Capital Gearing Trust currently only has about 15% of its portfolio in equities. The biggest weighting is to index-linked bonds, at about a third of assets, due to Spiller’s view that the market is underestimating the threat of inflation in the short to medium term.

In a previous note to investors, he said many deflationary forces that emerged in the 1980s and 1990s such as globalisation and the internet were now declining in power, or even being rolled back.

And while interest rates have already been raised, he said that won’t get anywhere near the level needed to bring inflation under control.

“All the way through the first half of the 1970s, focus groups showed that what voters cared about was employment, and as long as this was fine, they would vote for the incumbent,” Spiller explained. “They didn't like inflation, but it was a secondary threat.

“By the time we got to the end of the 1970s, inflation was public enemy number one. And the electorate would vote for policies that were draconian to defeat inflation, even if it meant there was a recession.

“But the point of all this is that today, balance sheets are not in great shape, so a recession runs a significant danger of turning into something worse and repeating the mistakes of 1929 and 1930.”

A graph of combined government, household and non-financial corporate debt to GDP in the US shows this figure is currently at 296%, more than twice its level at the start of the 1970s.

Source: Source: Bank for International Settlements, numbers do not add due to rounding

Spiller has not always been so pessimistic: in the 1980s, he put more than 90% of the portfolio in equities and used debt – such as through holding investment trusts and gearing the trust’s balance sheet – to supercharge the gains from the stock market.
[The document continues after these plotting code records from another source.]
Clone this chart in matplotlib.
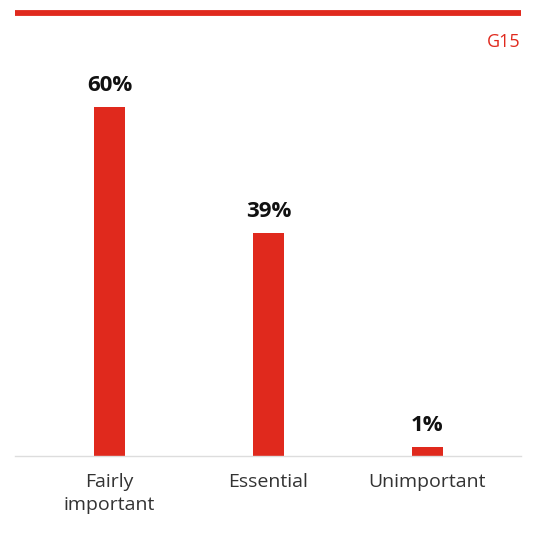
import matplotlib.pyplot as plt

categories = ["Fairly\nimportant", "Essential", "Unimportant"]
bar_heights = [60, 38.3, 1.5]
labels = ["60%", "39%", "1%"]

red = "#e0291d"
W, H = 535, 557

fig = plt.figure(figsize=(W / 100, H / 100), dpi=100)
plt.rcParams["font.family"] = ["Open Sans", "DejaVu Sans"]

# axes in pixel coords: x 15..521, baseline at y=456
left, right, bottom, top = 15, 521, 456, 60
ax = fig.add_axes([left / W, 1 - bottom / H, (right - left) / W, (bottom - top) / H])

x = range(len(bar_heights))
ax.bar(x, bar_heights, width=0.195, color=red)
ax.set_xlim(-0.594, 2.588)
ax.set_ylim(0, 60 * (bottom - top) / 349)

for xi, v, lab in zip(x, bar_heights, labels):
    ax.annotate(lab, (xi, v), xytext=(0, 11), textcoords="offset pixels",
                ha="center", va="bottom", fontsize=16, fontweight="bold", color="#111111")

ax.set_xticks(list(x))
ax.set_xticklabels(categories, fontsize=14, color="#333333", linespacing=1.4)
ax.tick_params(axis="x", length=0, pad=12)
ax.set_yticks([])
for s in ["top", "left", "right"]:
    ax.spines[s].set_visible(False)
ax.spines["bottom"].set_color("#dddddd")
ax.spines["bottom"].set_linewidth(1)

# top red rule and code
fig.add_artist(plt.Line2D([left / W, right / W], [1 - 13 / H, 1 - 13 / H],
                          color=red, linewidth=4.2, solid_capstyle="butt"))
fig.text(521 / W, 1 - 47 / H, "G15", ha="right", va="baseline", fontsize=13, color=red)

fig.savefig("out.png", dpi=100)
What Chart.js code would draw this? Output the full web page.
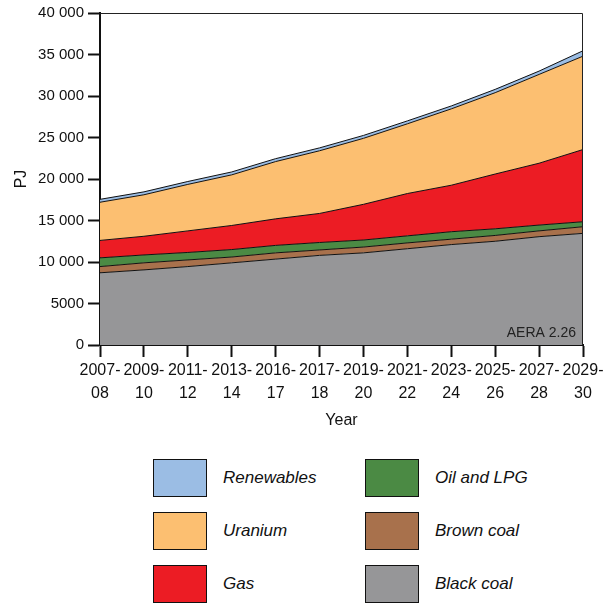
<!DOCTYPE html>
<html>
<head>
<meta charset="utf-8">
<script src="https://cdn.jsdelivr.net/npm/chart.js@4.4.0/dist/chart.umd.min.js"></script>
<style>
    html, body { margin: 0; padding: 0; background: #fff; }
    #wrap { position: relative; width: 609px; height: 603px; overflow: hidden; font-family: "Liberation Sans", Arial, sans-serif; }
    #chartBox { position: absolute; left: 0; top: 0; width: 609px; height: 440px; }
    .legend-item { position: absolute; height: 38px; display: flex; align-items: center; }
    .legend-swatch { width: 52px; height: 36px; border: 1px solid #111; box-sizing: content-box; }
    .legend-text { position: absolute; left: 70px; font-style: italic; font-size: 17px; color: #111; white-space: nowrap; }
</style>
</head>
<body>
<div id="wrap">
    <div id="chartBox"><canvas id="energyChart"></canvas></div>
    <div id="legend"></div>
</div>
<script>
// Years (financial years)
const years = ['2007-08', '2009-10', '2011-12', '2013-14', '2016-17', '2017-18',
               '2019-20', '2021-22', '2023-24', '2025-26', '2027-28', '2029-30'];

// Energy by fuel, PJ
const blackCoal  = [8700, 9050, 9450, 9900, 10350, 10800, 11100, 11600, 12100, 12500, 13050, 13450];
const brownCoal  = [750, 850, 800, 700, 750, 650, 700, 700, 650, 700, 700, 800];
const oilLpg     = [1050, 950, 900, 900, 900, 900, 850, 850, 900, 800, 700, 600];
const gas        = [2100, 2250, 2600, 2900, 3200, 3500, 4300, 5100, 5600, 6600, 7450, 8700];
const uranium    = [4600, 5000, 5600, 6100, 6900, 7550, 7950, 8400, 9200, 9800, 10700, 11250];
const renewables = [350, 350, 350, 350, 350, 350, 350, 350, 350, 400, 400, 650];

const yTicks = [0, 5000, 10000, 15000, 20000, 25000, 30000, 35000, 40000];

const fuels = [
    { label: 'Black coal',  data: blackCoal,  color: '#969698' },
    { label: 'Brown coal',  data: brownCoal,  color: '#a8714c' },
    { label: 'Oil and LPG', data: oilLpg,     color: '#4b8a44' },
    { label: 'Gas',         data: gas,        color: '#ec1c24' },
    { label: 'Uranium',     data: uranium,    color: '#fcbf71' },
    { label: 'Renewables',  data: renewables, color: '#9bbde4' }
];

document.addEventListener('DOMContentLoaded', function() {
    const font = '"Liberation Sans", Arial, sans-serif';

    function formatTick(v) {
        if (v >= 10000) {
            return Math.floor(v / 1000) + ' ' + String(v % 1000).padStart(3, '0');
        }
        return String(v);
    }

    // Frame on top/right plus the source note
    const framePlugin = {
        id: 'frame',
        afterDatasetsDraw(chart) {
            const { ctx, chartArea: a } = chart;
            ctx.save();
            ctx.strokeStyle = '#222';
            ctx.lineWidth = 1;
            ctx.beginPath();
            ctx.moveTo(a.left, a.top + 0.5);
            ctx.lineTo(a.right - 0.5, a.top + 0.5);
            ctx.lineTo(a.right - 0.5, a.bottom);
            ctx.stroke();
            ctx.font = '14px ' + font;
            ctx.fillStyle = '#222';
            ctx.textAlign = 'right';
            ctx.textBaseline = 'alphabetic';
            ctx.fillText('AERA 2.26', a.right - 7, a.bottom - 8);
            ctx.restore();
        }
    };

    const ctx = document.getElementById('energyChart');
    new Chart(ctx, {
        type: 'line',
        data: {
            labels: years.map(y => [y.slice(0, 5), y.slice(5)]),
            datasets: fuels.map((f, i) => ({
                label: f.label,
                data: f.data,
                backgroundColor: f.color,
                borderColor: '#111',
                borderWidth: 1,
                pointRadius: 0,
                tension: 0,
                fill: i === 0 ? 'origin' : '-1'
            }))
        },
        options: {
            responsive: true,
            maintainAspectRatio: false,
            animation: false,
            layout: { padding: { top: 13, right: 26, left: 12, bottom: 10 } },
            plugins: {
                legend: { display: false },
                tooltip: { enabled: false }
            },
            scales: {
                x: {
                    type: 'category',
                    offset: false,
                    grid: { drawOnChartArea: false, drawTicks: true, tickLength: 12, tickColor: '#111', tickWidth: 2 },
                    border: { display: true, color: '#111', width: 2 },
                    ticks: {
                        color: '#111',
                        font: { family: font, size: 16, lineHeight: 1.45 },
                        padding: 2,
                        maxRotation: 0,
                        autoSkip: false
                    },
                    title: {
                        display: true,
                        text: 'Year',
                        color: '#111',
                        font: { family: font, size: 16 },
                        padding: { top: 2, bottom: 0 }
                    },
                    afterFit: scale => { scale.height = 85; }
                },
                y: {
                    stacked: true,
                    min: 0,
                    max: 40000,
                    afterBuildTicks: scale => { scale.ticks = yTicks.map(v => ({ value: v })); },
                    grid: { drawOnChartArea: false, drawTicks: true, tickLength: 12, tickColor: '#111', tickWidth: 2 },
                    border: { display: true, color: '#111', width: 2 },
                    ticks: {
                        color: '#111',
                        font: { family: font, size: 15 },
                        padding: 4,
                        callback: v => formatTick(v)
                    },
                    title: {
                        display: true,
                        text: 'PJ',
                        color: '#111',
                        font: { family: font, size: 16 },
                        padding: { top: 0, bottom: 0 }
                    },
                    afterFit: scale => { scale.width = 88; }
                }
            }
        },
        plugins: [framePlugin]
    });

    // Legend: two columns, three rows
    const legendOrder = ['Renewables', 'Uranium', 'Gas', 'Oil and LPG', 'Brown coal', 'Black coal'];
    const legend = document.getElementById('legend');
    legendOrder.forEach((name, i) => {
        const f = fuels.find(d => d.label === name);
        const col = Math.floor(i / 3);
        const row = i % 3;
        const item = document.createElement('div');
        item.className = 'legend-item';
        item.style.left = (153 + col * 212) + 'px';
        item.style.top = (459 + row * 53) + 'px';
        item.innerHTML = '<div class="legend-swatch" style="background:' + f.color + '"></div>' +
            '<span class="legend-text">' + f.label + '</span>';
        legend.appendChild(item);
    });
});
</script>
</body>
</html>
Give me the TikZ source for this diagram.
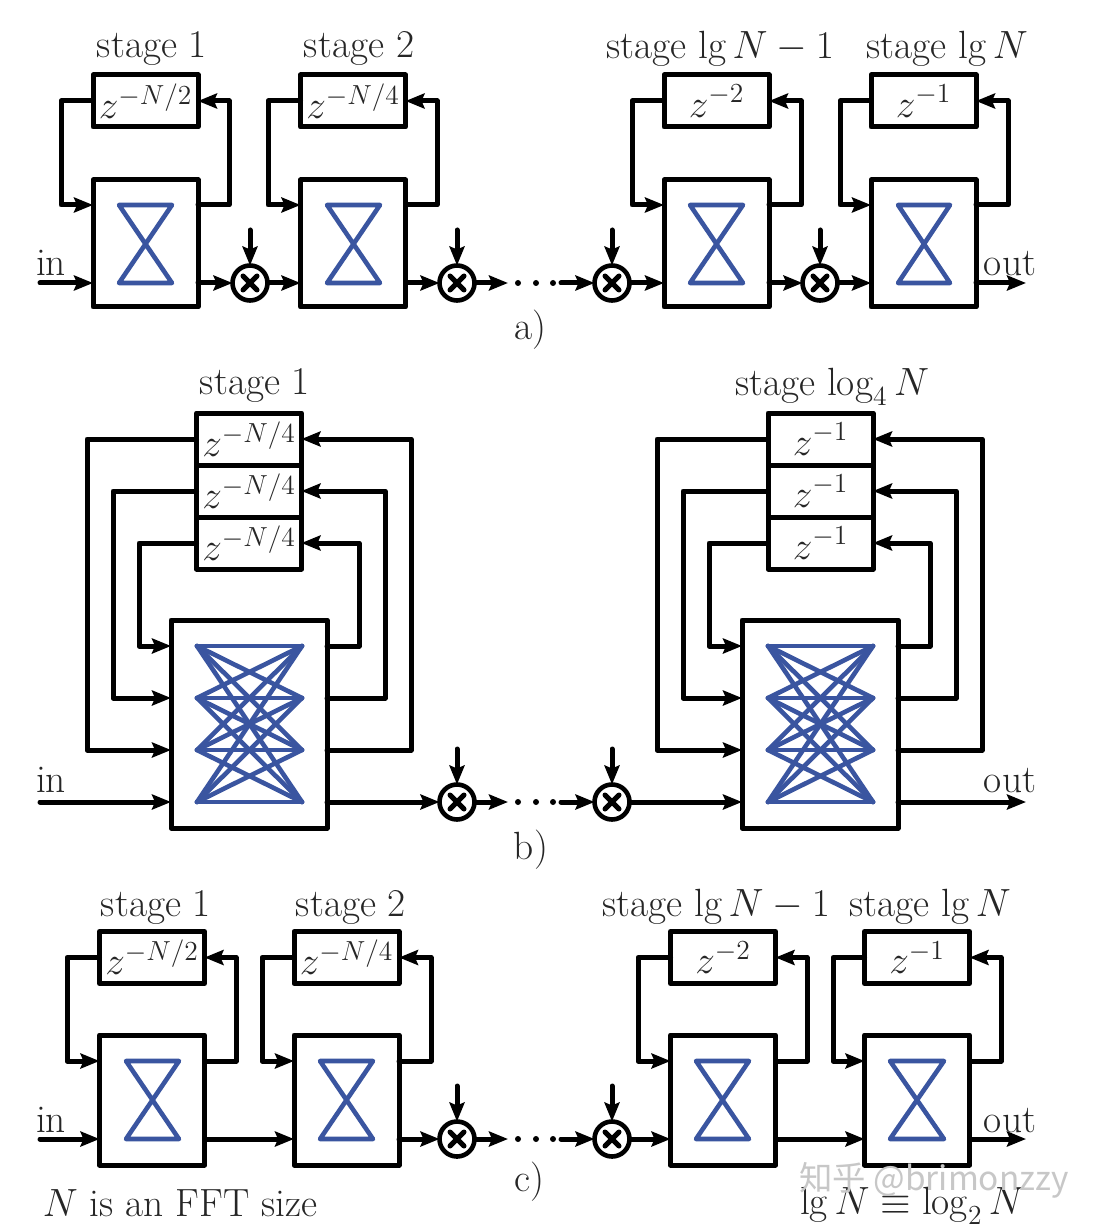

While interest on the debt was as high as 11.5% back then, this still proved to be the right call.

“If valuations are low, then risk is low even if volatility is high and vice versa,” Spiller explained.

“Paradoxically, the best time to borrow may well be when interest rates are very high. Investors attracted by very low interests rates have often leveraged their assets, in the process raising asset prices and reducing the returns available.”

One side effect of the Capital Gearing Trust’s strong performance in the 1980s and the way this was reported was that its premium surged. Regulations at the time prevented the issuance of new shares where the directors could not identify who was buying them, meaning they had little control over the price to NAV.

This resulted in one investor buying the trust at a premium of 250% in the late 1980s.

“Whilst they were very poorly advised in their actions, if they still hold their shares today, they have outperformed the UK stock market,” Spiller said, adding that investment trust directors “should make much greater use of their hard-won powers of discount control”.

Share price to NAV 1985 to 1992

Source: Capital Gearing Trust

Overall though, he has been happy with the trust’s board over the years, pointing out its story could have been cut short as early as 1985 had the directors not rebuffed a hostile takeover bid from a stockbroking firm called Harvard Securities.

This proved to be a good call, with the trust’s co-manager Chris Clothier noting that Harvard turned out to be run by “bona fide crooks”.

In 2014, Tom Wilmot, who was Harvard’s chairman and chief executive before its collapse, was charged along with his two sons for boiler room fraud perpetrated against 1,700 investors.

“I think they're out of prison now,” Clothier added. “[Wilmot] appeared in court rather scruffily and apologised to the judge, saying that his now ex-wife had burnt all his clothes. Perhaps that’s all you need to know about the character of the individual.”

At the age of 73, Spiller said it is only natural he gets asked about succession planning. He said one of his proudest achievements over the past 40 years is that he has put together a team that would improve the performance of the trust if he retired tomorrow.

“The important thing is that Alastair [Laing] is CEO,” he added. “And the point is that there is someone who can tap me on the shoulder and say, ‘you know what Peter, you used to be good’.”

Capital Gearing has ongoing charges of 0.58% and is on a premium of 1.3%.